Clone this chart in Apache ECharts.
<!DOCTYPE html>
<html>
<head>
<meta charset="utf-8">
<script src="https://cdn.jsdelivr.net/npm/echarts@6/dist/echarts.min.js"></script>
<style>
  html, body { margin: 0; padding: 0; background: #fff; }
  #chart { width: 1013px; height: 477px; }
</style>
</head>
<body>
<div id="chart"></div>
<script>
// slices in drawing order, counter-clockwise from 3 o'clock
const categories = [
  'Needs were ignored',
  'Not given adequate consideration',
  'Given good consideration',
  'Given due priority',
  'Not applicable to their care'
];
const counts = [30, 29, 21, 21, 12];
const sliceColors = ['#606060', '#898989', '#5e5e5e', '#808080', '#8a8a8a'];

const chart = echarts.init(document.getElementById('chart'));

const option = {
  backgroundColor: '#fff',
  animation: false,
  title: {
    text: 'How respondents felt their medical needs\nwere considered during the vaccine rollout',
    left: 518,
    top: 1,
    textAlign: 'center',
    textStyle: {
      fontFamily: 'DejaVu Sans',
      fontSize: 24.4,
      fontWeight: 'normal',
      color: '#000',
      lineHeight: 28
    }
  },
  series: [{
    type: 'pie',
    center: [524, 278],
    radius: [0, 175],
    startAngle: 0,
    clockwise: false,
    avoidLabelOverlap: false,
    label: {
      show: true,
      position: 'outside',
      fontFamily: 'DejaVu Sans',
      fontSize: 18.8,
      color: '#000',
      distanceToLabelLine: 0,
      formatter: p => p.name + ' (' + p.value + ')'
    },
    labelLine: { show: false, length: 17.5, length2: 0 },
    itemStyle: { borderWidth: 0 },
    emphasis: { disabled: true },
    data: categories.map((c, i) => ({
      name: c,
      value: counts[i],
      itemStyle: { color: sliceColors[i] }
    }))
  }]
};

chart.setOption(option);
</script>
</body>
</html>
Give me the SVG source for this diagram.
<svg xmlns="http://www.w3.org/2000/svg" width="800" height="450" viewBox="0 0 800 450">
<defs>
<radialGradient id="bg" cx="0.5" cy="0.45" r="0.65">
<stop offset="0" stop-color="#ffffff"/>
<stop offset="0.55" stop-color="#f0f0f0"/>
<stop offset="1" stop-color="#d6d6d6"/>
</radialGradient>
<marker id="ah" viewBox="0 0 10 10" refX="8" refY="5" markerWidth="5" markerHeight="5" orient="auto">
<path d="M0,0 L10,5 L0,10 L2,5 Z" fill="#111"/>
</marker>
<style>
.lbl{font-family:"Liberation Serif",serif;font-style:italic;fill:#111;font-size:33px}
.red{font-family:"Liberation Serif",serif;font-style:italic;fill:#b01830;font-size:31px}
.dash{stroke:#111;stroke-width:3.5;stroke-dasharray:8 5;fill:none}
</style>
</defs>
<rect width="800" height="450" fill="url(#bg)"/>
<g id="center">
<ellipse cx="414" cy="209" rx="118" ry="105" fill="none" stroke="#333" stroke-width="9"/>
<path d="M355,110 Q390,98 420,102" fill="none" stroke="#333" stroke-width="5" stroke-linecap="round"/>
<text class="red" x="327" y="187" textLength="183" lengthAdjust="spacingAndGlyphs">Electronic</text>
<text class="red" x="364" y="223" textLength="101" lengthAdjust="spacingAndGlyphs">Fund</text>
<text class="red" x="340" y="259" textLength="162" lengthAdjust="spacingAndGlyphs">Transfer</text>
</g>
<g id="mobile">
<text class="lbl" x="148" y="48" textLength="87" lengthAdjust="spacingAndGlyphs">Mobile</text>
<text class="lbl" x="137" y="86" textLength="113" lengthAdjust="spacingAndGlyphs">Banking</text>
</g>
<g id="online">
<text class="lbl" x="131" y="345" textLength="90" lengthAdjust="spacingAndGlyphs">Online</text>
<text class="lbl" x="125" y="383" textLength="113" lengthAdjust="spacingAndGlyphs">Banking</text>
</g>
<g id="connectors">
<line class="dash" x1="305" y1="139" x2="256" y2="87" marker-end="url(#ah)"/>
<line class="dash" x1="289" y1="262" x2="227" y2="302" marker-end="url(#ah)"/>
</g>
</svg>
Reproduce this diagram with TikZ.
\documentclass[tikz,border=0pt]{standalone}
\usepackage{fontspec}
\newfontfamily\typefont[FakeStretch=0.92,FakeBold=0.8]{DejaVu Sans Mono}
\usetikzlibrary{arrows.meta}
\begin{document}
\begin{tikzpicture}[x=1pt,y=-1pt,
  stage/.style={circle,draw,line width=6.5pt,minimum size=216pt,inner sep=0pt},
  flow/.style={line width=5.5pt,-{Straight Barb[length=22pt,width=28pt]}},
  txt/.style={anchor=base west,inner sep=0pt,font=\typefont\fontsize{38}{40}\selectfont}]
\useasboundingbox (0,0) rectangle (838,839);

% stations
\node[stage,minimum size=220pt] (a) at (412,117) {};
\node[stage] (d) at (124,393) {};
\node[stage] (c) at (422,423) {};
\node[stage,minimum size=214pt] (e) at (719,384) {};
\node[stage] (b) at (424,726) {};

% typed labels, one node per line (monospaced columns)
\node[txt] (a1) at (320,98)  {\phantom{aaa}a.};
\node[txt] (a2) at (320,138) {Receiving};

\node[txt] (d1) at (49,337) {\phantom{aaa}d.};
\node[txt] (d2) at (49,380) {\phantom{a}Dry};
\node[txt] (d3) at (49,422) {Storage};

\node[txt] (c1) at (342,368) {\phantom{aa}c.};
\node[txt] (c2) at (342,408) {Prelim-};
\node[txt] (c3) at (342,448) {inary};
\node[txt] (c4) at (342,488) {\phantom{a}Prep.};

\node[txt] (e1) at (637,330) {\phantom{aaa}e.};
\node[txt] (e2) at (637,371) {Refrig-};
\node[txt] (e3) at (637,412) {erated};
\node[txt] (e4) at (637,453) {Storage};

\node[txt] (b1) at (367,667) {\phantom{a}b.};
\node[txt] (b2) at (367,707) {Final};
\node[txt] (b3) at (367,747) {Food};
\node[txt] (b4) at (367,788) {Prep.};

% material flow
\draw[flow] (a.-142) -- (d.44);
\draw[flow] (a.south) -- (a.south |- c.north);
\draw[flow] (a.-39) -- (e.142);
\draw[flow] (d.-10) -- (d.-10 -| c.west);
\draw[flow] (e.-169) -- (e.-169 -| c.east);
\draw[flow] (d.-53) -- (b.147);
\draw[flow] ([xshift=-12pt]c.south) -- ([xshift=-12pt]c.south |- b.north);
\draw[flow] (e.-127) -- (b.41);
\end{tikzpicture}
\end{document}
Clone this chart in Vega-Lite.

# EXERCISE AIM:
Your task is to print the whole listing again exactly.

# RESPONSE:
Clone this chart in Apache ECharts.
<!DOCTYPE html>
<html>
<head>
<meta charset="utf-8">
<script src="https://cdn.jsdelivr.net/npm/echarts@6/dist/echarts.min.js"></script>
<style>
  html, body { margin: 0; padding: 0; background: #fff; }
  #chart { width: 1013px; height: 477px; }
</style>
</head>
<body>
<div id="chart"></div>
<script>
// slices in drawing order, counter-clockwise from 3 o'clock
const categories = [
  'Needs were ignored',
  'Not given adequate consideration',
  'Given good consideration',
  'Given due priority',
  'Not applicable to their care'
];
const counts = [30, 29, 21, 21, 12];
const sliceColors = ['#606060', '#898989', '#5e5e5e', '#808080', '#8a8a8a'];

const chart = echarts.init(document.getElementById('chart'));

const option = {
  backgroundColor: '#fff',
  animation: false,
  title: {
    text: 'How respondents felt their medical needs\nwere considered during the vaccine rollout',
    left: 518,
    top: 1,
    textAlign: 'center',
    textStyle: {
      fontFamily: 'DejaVu Sans',
      fontSize: 24.4,
      fontWeight: 'normal',
      color: '#000',
      lineHeight: 28
    }
  },
  series: [{
    type: 'pie',
    center: [524, 278],
    radius: [0, 175],
    startAngle: 0,
    clockwise: false,
    avoidLabelOverlap: false,
    label: {
      show: true,
      position: 'outside',
      fontFamily: 'DejaVu Sans',
      fontSize: 18.8,
      color: '#000',
      distanceToLabelLine: 0,
      formatter: p => p.name + ' (' + p.value + ')'
    },
    labelLine: { show: false, length: 17.5, length2: 0 },
    itemStyle: { borderWidth: 0 },
    emphasis: { disabled: true },
    data: categories.map((c, i) => ({
      name: c,
      value: counts[i],
      itemStyle: { color: sliceColors[i] }
    }))
  }]
};

chart.setOption(option);
</script>
</body>
</html>
Give me the SVG source for this diagram.
<svg xmlns="http://www.w3.org/2000/svg" width="800" height="450" viewBox="0 0 800 450">
<defs>
<radialGradient id="bg" cx="0.5" cy="0.45" r="0.65">
<stop offset="0" stop-color="#ffffff"/>
<stop offset="0.55" stop-color="#f0f0f0"/>
<stop offset="1" stop-color="#d6d6d6"/>
</radialGradient>
<marker id="ah" viewBox="0 0 10 10" refX="8" refY="5" markerWidth="5" markerHeight="5" orient="auto">
<path d="M0,0 L10,5 L0,10 L2,5 Z" fill="#111"/>
</marker>
<style>
.lbl{font-family:"Liberation Serif",serif;font-style:italic;fill:#111;font-size:33px}
.red{font-family:"Liberation Serif",serif;font-style:italic;fill:#b01830;font-size:31px}
.dash{stroke:#111;stroke-width:3.5;stroke-dasharray:8 5;fill:none}
</style>
</defs>
<rect width="800" height="450" fill="url(#bg)"/>
<g id="center">
<ellipse cx="414" cy="209" rx="118" ry="105" fill="none" stroke="#333" stroke-width="9"/>
<path d="M355,110 Q390,98 420,102" fill="none" stroke="#333" stroke-width="5" stroke-linecap="round"/>
<text class="red" x="327" y="187" textLength="183" lengthAdjust="spacingAndGlyphs">Electronic</text>
<text class="red" x="364" y="223" textLength="101" lengthAdjust="spacingAndGlyphs">Fund</text>
<text class="red" x="340" y="259" textLength="162" lengthAdjust="spacingAndGlyphs">Transfer</text>
</g>
<g id="mobile">
<text class="lbl" x="148" y="48" textLength="87" lengthAdjust="spacingAndGlyphs">Mobile</text>
<text class="lbl" x="137" y="86" textLength="113" lengthAdjust="spacingAndGlyphs">Banking</text>
</g>
<g id="online">
<text class="lbl" x="131" y="345" textLength="90" lengthAdjust="spacingAndGlyphs">Online</text>
<text class="lbl" x="125" y="383" textLength="113" lengthAdjust="spacingAndGlyphs">Banking</text>
</g>
<g id="connectors">
<line class="dash" x1="305" y1="139" x2="256" y2="87" marker-end="url(#ah)"/>
<line class="dash" x1="289" y1="262" x2="227" y2="302" marker-end="url(#ah)"/>
</g>
</svg>
Reproduce this diagram with TikZ.
\documentclass[tikz,border=0pt]{standalone}
\usepackage{fontspec}
\newfontfamily\typefont[FakeStretch=0.92,FakeBold=0.8]{DejaVu Sans Mono}
\usetikzlibrary{arrows.meta}
\begin{document}
\begin{tikzpicture}[x=1pt,y=-1pt,
  stage/.style={circle,draw,line width=6.5pt,minimum size=216pt,inner sep=0pt},
  flow/.style={line width=5.5pt,-{Straight Barb[length=22pt,width=28pt]}},
  txt/.style={anchor=base west,inner sep=0pt,font=\typefont\fontsize{38}{40}\selectfont}]
\useasboundingbox (0,0) rectangle (838,839);

% stations
\node[stage,minimum size=220pt] (a) at (412,117) {};
\node[stage] (d) at (124,393) {};
\node[stage] (c) at (422,423) {};
\node[stage,minimum size=214pt] (e) at (719,384) {};
\node[stage] (b) at (424,726) {};

% typed labels, one node per line (monospaced columns)
\node[txt] (a1) at (320,98)  {\phantom{aaa}a.};
\node[txt] (a2) at (320,138) {Receiving};

\node[txt] (d1) at (49,337) {\phantom{aaa}d.};
\node[txt] (d2) at (49,380) {\phantom{a}Dry};
\node[txt] (d3) at (49,422) {Storage};

\node[txt] (c1) at (342,368) {\phantom{aa}c.};
\node[txt] (c2) at (342,408) {Prelim-};
\node[txt] (c3) at (342,448) {inary};
\node[txt] (c4) at (342,488) {\phantom{a}Prep.};

\node[txt] (e1) at (637,330) {\phantom{aaa}e.};
\node[txt] (e2) at (637,371) {Refrig-};
\node[txt] (e3) at (637,412) {erated};
\node[txt] (e4) at (637,453) {Storage};

\node[txt] (b1) at (367,667) {\phantom{a}b.};
\node[txt] (b2) at (367,707) {Final};
\node[txt] (b3) at (367,747) {Food};
\node[txt] (b4) at (367,788) {Prep.};

% material flow
\draw[flow] (a.-142) -- (d.44);
\draw[flow] (a.south) -- (a.south |- c.north);
\draw[flow] (a.-39) -- (e.142);
\draw[flow] (d.-10) -- (d.-10 -| c.west);
\draw[flow] (e.-169) -- (e.-169 -| c.east);
\draw[flow] (d.-53) -- (b.147);
\draw[flow] ([xshift=-12pt]c.south) -- ([xshift=-12pt]c.south |- b.north);
\draw[flow] (e.-127) -- (b.41);
\end{tikzpicture}
\end{document}
Clone this chart in Vega-Lite.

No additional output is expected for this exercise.